Her beef? “The exemption as defined in the Tester-Hagan Amendment is meaningless,” she said. “All decisions are left to the discretionary power of the Secretary of Health and Human Services. The stage has been set for the FDA to increase its oversight with no due process and we won’t be able to do anything about it,” she explained.
I decided to take a close look at the bill. I couldn’t help but notice that most of the decisions and actions thereby authorized are left for the “Secretary” to “determine.” Including the withdrawal of the exemption granted through the Tester-Hagan Amendment (emphasis added) :
22 (A) IN GENERAL. – In the event of an ac
23 tive investigation of a foodborne illness out
24 break that is directly linked to a qualified facil
25 ity subject to an exemption under this sub
7 KER10341 S.L.C.
1 section, or if the Secretary determines that it is
2 necessary to protect the public health and pre
3 vent or mitigate a foodborne illness outbreak
4 based on conduct or conditions associated with
5 a qualified facility that are material to the safe
6 ty of the food manufactured, processed, packed,
7 or held at such facility, the Secretary may with
8 draw the exemption provided to such facility
9 under this subsection.
I was also struck by the lack of clarity in the language of the bill. Ample room is purposefully left for arbitrary decision-making. For instance, the 1938 text about the Administrative Detention of Food was amended to replace “credible evidence” by “reason to believe.”

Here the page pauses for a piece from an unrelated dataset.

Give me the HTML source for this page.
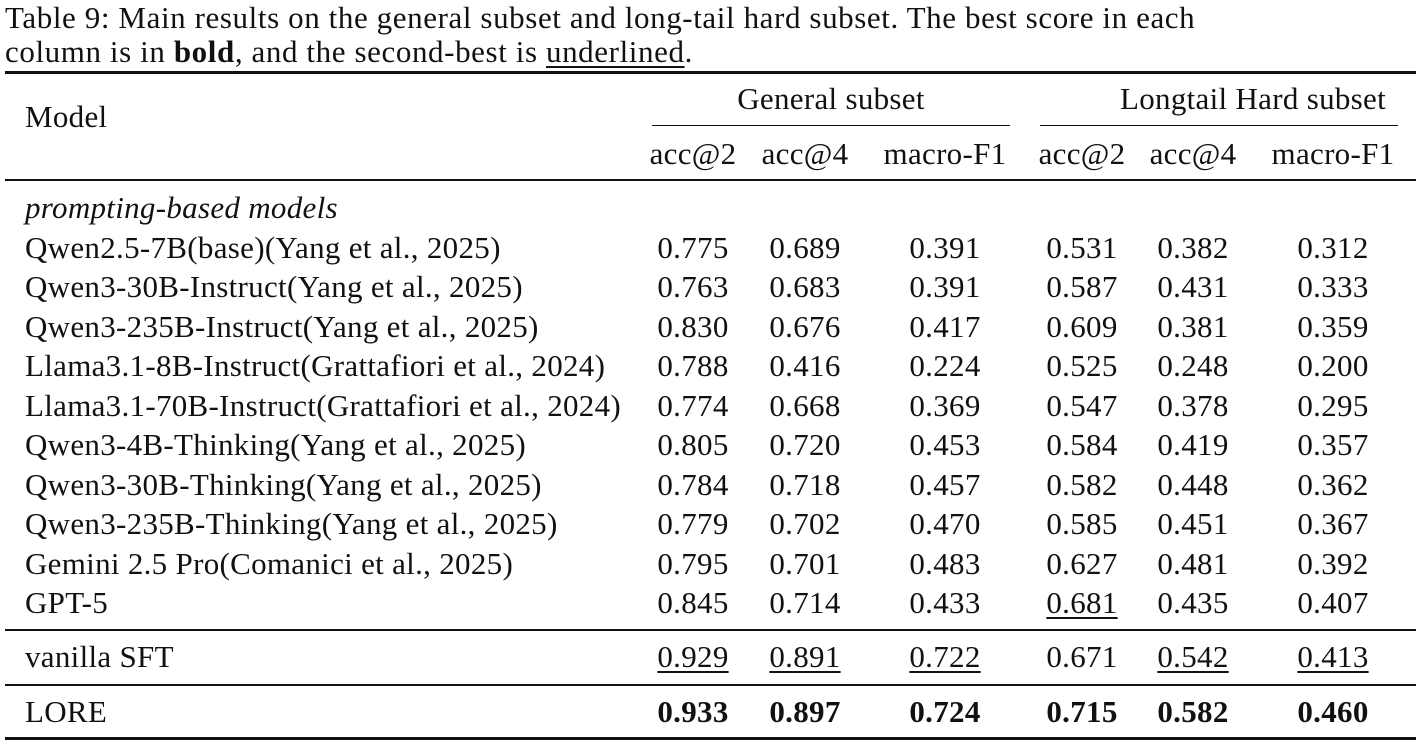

Original text for reference:
SEC. 304. [21 USC #334]
(h) Administrative detention of foods.
(1) Detention authority.
(A) In general. An officer or qualified employee of the Food and Drug Administration may order the detention, in accordance with this subsection, of any article of food that is found during an inspection, examination, or investigation under this Act conducted by such officer or qualified employee, if the officer or qualified employee has credible evidence or information indicating that such article presents a threat of serious adverse health consequences or death to humans or animals.

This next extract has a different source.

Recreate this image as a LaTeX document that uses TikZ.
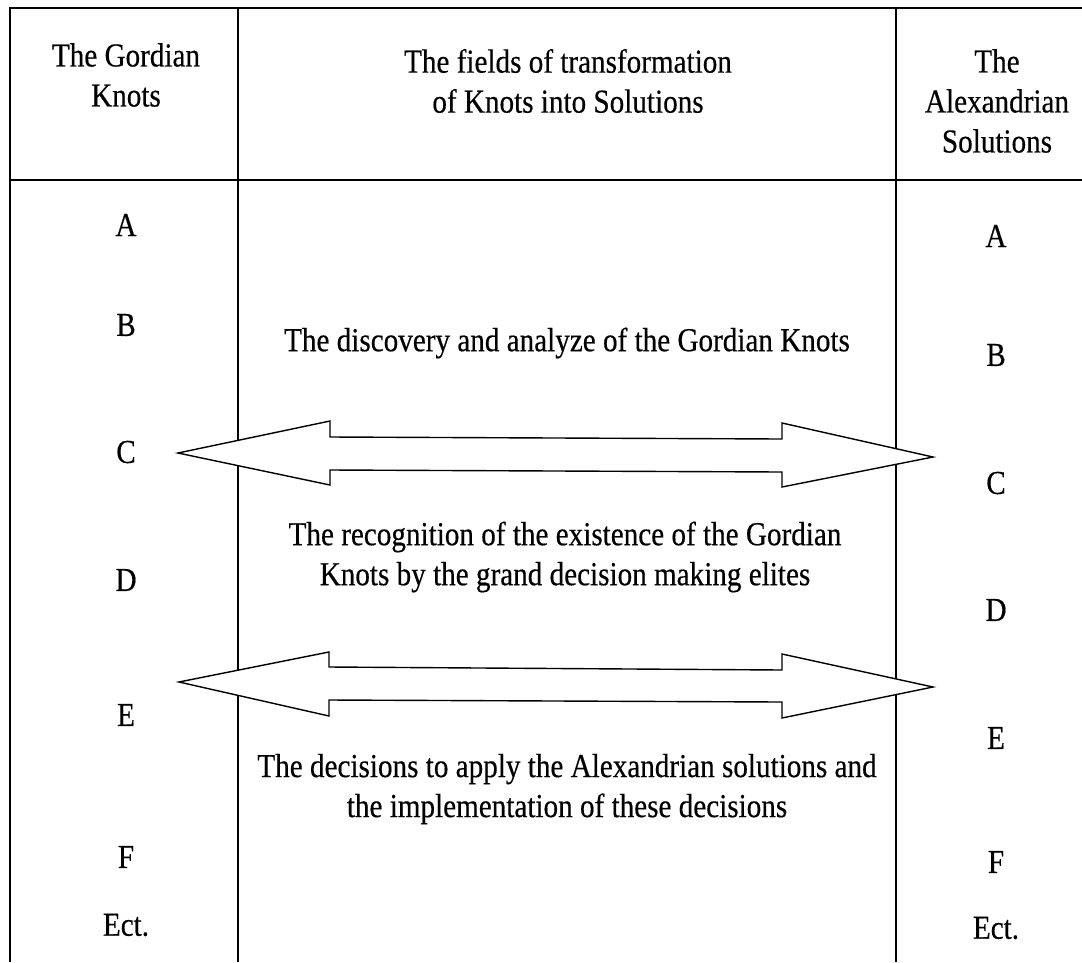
\documentclass[tikz,border=0pt]{standalone}
\usepackage{fontspec}
\setmainfont{Liberation Serif}[FakeStretch=0.87, FakeBold=0.4]
\usetikzlibrary{positioning}

\begin{document}
\begin{tikzpicture}[x=1pt, y=-1pt, line width=1.4pt,
    txt/.style={font=\fontsize{33.5}{40}\selectfont, align=center, inner sep=0pt},
    twoway/.style={draw, fill=white, line join=miter}]
  \useasboundingbox (0,0) rectangle (1082,962);
  % table rules
  \draw (1082,8) -- (10,8) -- (10,962);
  \draw (10,180) -- (1082,180);
  \draw (238,8) -- (238,962);
  \draw (896,8) -- (896,962);
  % column heads
  \node[txt] (hknots) at (126,75) {The Gordian\\Knots};
  \node[txt] (hfields) at (568,81) {The fields of transformation\\of Knots into Solutions};
  \node[txt] (hsols) at (997,101) {The\\Alexandrian\\Solutions};
  % row letters
  \foreach \l/\yl/\yr in {A/225/236, B/325/355, C/452/483, D/580/610, E/715/738, F/857/862, Ect./925/928} {
    \node[txt] (k\l) at (126,\yl) {\l};
    \node[txt] (s\l) at (996,\yr) {\l};
  }
  % fields
  \node[txt] (discover) at (567,343) {The discovery and analyze of the Gordian Knots};
  \node[txt] (recognise) at (565,557) {The recognition of the existence of the Gordian\\Knots by the grand decision making elites};
  \node[txt] (apply) at (567,789) {The decisions to apply the Alexandrian solutions and\\the implementation of these decisions};
  % double arrows
  \draw[twoway] (178,453) -- (330,421) -- (330,437) -- (782,439) -- (782,423) -- (933,457)
    -- (782,487) -- (782,472) -- (330,470) -- (330,485) -- cycle;
  \draw[twoway] (179,682) -- (329,652) -- (329,667) -- (782,670) -- (782,654) -- (933,687)
    -- (782,718) -- (782,702) -- (329,700) -- (329,716) -- cycle;
\end{tikzpicture}
\end{document}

Similarly, the section on “Mandatory Recall Authority” invokes no other requirement for action than “reasonable probability”.
If Deborah Stockton and others sound alarmist, it is because the past actions of the FDA against small farmers have given them ample reason for concern. The bottom-line is that they harbor a profound distrust of the agency. The nomination, this year, of ex-Monsanto vice president of public policy Michael Taylor as the senior advisor to the FDA Commissioner on food safety issues was not received as a reassuring piece of news. A legislation that, seemingly, gives the agency free rein is not bound to make small farmers’ advocates feel comfortable about the way the law will be put to use. One worry, among others, is the stated intent of the FDA to put an end to the raw-milk market in the United States. The harassment of dairy farms by the agency has become routine.
“Even the National Sustainable Agriculture Coalition knows this. But I know for a fact that they’re too scared of any potential backlash to take position publicly against this law,” said Deborah Stockton.
In fine, the opponents to the Food Safety Modernization Act make a strong argument: why rush to broaden the FDA’s oversight authority through a legislative reform when the agency has clearly failed to honor its responsibility until now, as demonstrated for instance by the recent unfortunate need for a giant egg recall?
Last but not least, the ultimate irony is not lost on everyone: for all the drama it has generated, the Food Safety Modernization Act does nothing to address health frights linked to the highest-risk products that are industrial meat and poultry, since these are not under the authority of the FDA but of the U.S. Department of Agriculture (USDA). It’s going to be business as usual for American biggest commodity food producers.